_Problem statement_
Omit all images, then return the remaining material exactly as it stands.

_Collected data_
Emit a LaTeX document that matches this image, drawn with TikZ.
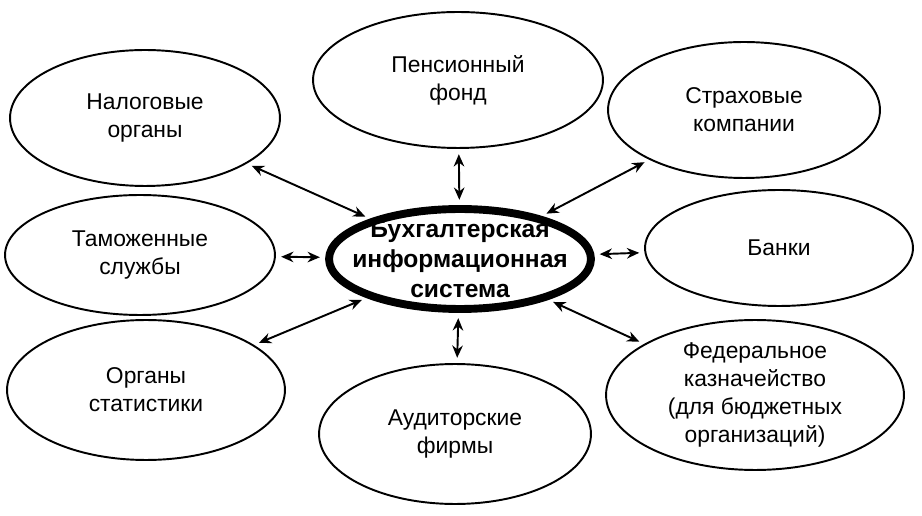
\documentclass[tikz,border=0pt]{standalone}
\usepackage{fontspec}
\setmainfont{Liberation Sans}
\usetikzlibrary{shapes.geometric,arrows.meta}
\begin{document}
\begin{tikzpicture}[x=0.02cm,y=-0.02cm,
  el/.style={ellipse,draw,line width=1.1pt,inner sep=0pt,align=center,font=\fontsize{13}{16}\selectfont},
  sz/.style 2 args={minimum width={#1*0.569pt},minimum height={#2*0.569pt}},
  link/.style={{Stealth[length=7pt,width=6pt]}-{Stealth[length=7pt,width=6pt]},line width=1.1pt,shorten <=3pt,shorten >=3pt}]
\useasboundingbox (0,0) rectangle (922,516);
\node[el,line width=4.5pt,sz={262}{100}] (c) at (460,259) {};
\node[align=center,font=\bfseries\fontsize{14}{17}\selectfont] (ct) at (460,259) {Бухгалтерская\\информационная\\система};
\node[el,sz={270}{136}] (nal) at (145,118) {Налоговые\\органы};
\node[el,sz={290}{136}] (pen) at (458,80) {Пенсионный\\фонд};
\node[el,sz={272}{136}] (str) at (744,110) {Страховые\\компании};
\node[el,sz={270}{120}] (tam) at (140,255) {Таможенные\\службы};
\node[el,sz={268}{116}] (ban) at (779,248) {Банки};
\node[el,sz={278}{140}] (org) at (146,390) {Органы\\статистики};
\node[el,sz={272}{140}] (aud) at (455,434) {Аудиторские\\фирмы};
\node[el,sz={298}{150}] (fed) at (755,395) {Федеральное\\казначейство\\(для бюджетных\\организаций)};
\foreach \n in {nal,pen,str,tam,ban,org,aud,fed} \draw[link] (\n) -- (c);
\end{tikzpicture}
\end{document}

_Solution to the problem_
Emit a LaTeX document that matches this image, drawn with TikZ.
\documentclass[tikz,border=0pt]{standalone}
\usepackage{fontspec}
\setmainfont{Liberation Sans}
\usetikzlibrary{shapes.geometric,arrows.meta}
\begin{document}
\begin{tikzpicture}[x=0.02cm,y=-0.02cm,
  el/.style={ellipse,draw,line width=1.1pt,inner sep=0pt,align=center,font=\fontsize{13}{16}\selectfont},
  sz/.style 2 args={minimum width={#1*0.569pt},minimum height={#2*0.569pt}},
  link/.style={{Stealth[length=7pt,width=6pt]}-{Stealth[length=7pt,width=6pt]},line width=1.1pt,shorten <=3pt,shorten >=3pt}]
\useasboundingbox (0,0) rectangle (922,516);
\node[el,line width=4.5pt,sz={262}{100}] (c) at (460,259) {};
\node[align=center,font=\bfseries\fontsize{14}{17}\selectfont] (ct) at (460,259) {Бухгалтерская\\информационная\\система};
\node[el,sz={270}{136}] (nal) at (145,118) {Налоговые\\органы};
\node[el,sz={290}{136}] (pen) at (458,80) {Пенсионный\\фонд};
\node[el,sz={272}{136}] (str) at (744,110) {Страховые\\компании};
\node[el,sz={270}{120}] (tam) at (140,255) {Таможенные\\службы};
\node[el,sz={268}{116}] (ban) at (779,248) {Банки};
\node[el,sz={278}{140}] (org) at (146,390) {Органы\\статистики};
\node[el,sz={272}{140}] (aud) at (455,434) {Аудиторские\\фирмы};
\node[el,sz={298}{150}] (fed) at (755,395) {Федеральное\\казначейство\\(для бюджетных\\организаций)};
\foreach \n in {nal,pen,str,tam,ban,org,aud,fed} \draw[link] (\n) -- (c);
\end{tikzpicture}
\end{document}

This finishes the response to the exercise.